2. **Plot critical points on a number line**: Now we put all our special numbers in order on a number line: `(-1 - \sqrt{3})`, `0`, `(-1 + \sqrt{3})`.
Remember, the denominator can *never* be zero, so the points `-1 - \sqrt{3}` and `-1 + \sqrt{3}` will always be excluded (marked with parentheses). The point `0` makes the numerator zero, so it is included (marked with a square bracket) because our inequality is `<= 0`.

Our number line is now divided into four sections:
* Section A: $x < -1 - \sqrt{3}$
* Section B: $-1 - \sqrt{3} < x < 0$
* Section C: $0 < x < -1 + \sqrt{3}$
* Section D: $x > -1 + \sqrt{3}$

3. **Test a value in each section**: Pick a number from each section and plug it into our original inequality $\frac{x}{x^2+2x-2} \le 0$ to see if it makes the statement true or false.
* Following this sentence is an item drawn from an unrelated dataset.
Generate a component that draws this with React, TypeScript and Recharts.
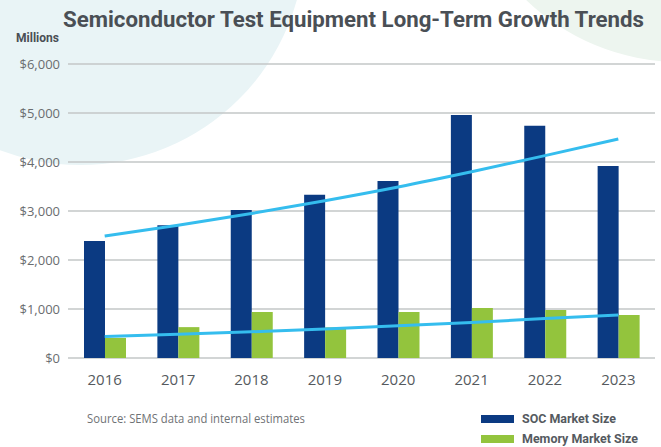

* **Section A ($x < -1 - \sqrt{3}$)**: Let's pick `x = -3`.
Numerator: `(-3)` (negative)
Denominator: `(-3)^2 + 2(-3) - 2 = 9 - 6 - 2 = 1` (positive)
Fraction: `negative / positive = negative`.
Is `negative <= 0`? Yes! So this section is part of our answer.

* **Section B ($-1 - \sqrt{3} < x < 0$)**: Let's pick `x = -1`.
Numerator: `(-1)` (negative)
Denominator: `(-1)^2 + 2(-1) - 2 = 1 - 2 - 2 = -3` (negative)
Fraction: `negative / negative = positive`.
Is `positive <= 0`? No! So this section is not part of our answer.

* **Section C ($0 < x < -1 + \sqrt{3}$)**: Let's pick `x = 0.5`.
Numerator: `(0.5)` (positive)
Denominator: `(0.5)^2 + 2(0.5) - 2 = 0.25 + 1 - 2 = -0.75` (negative)
Fraction: `positive / negative = negative`.
Is `negative <= 0`? Yes! So this section is part of our answer.
Also, remember that `x=0` makes the fraction `0`, so it's included: `0 <= x < -1 + \sqrt{3}`.

* **Section D ($x > -1 + \sqrt{3}$)**: Let's pick `x = 1`.
Numerator: `(1)` (positive)
Denominator: `(1)^2 + 2(1) - 2 = 1 + 2 - 2 = 1` (positive)
Fraction: `positive / positive = positive`.
Is `positive <= 0`? No! So this section is not part of our answer.

4. **Combine the true sections**:
Our solution is where Section A and Section C were true.
This gives us: $x < -1 - \sqrt{3}$ or $0 \le x < -1 + \sqrt{3}$.
In interval notation, that's $(-\infty, -1-\sqrt{3}) \cup [0, -1+\sqrt{3})$.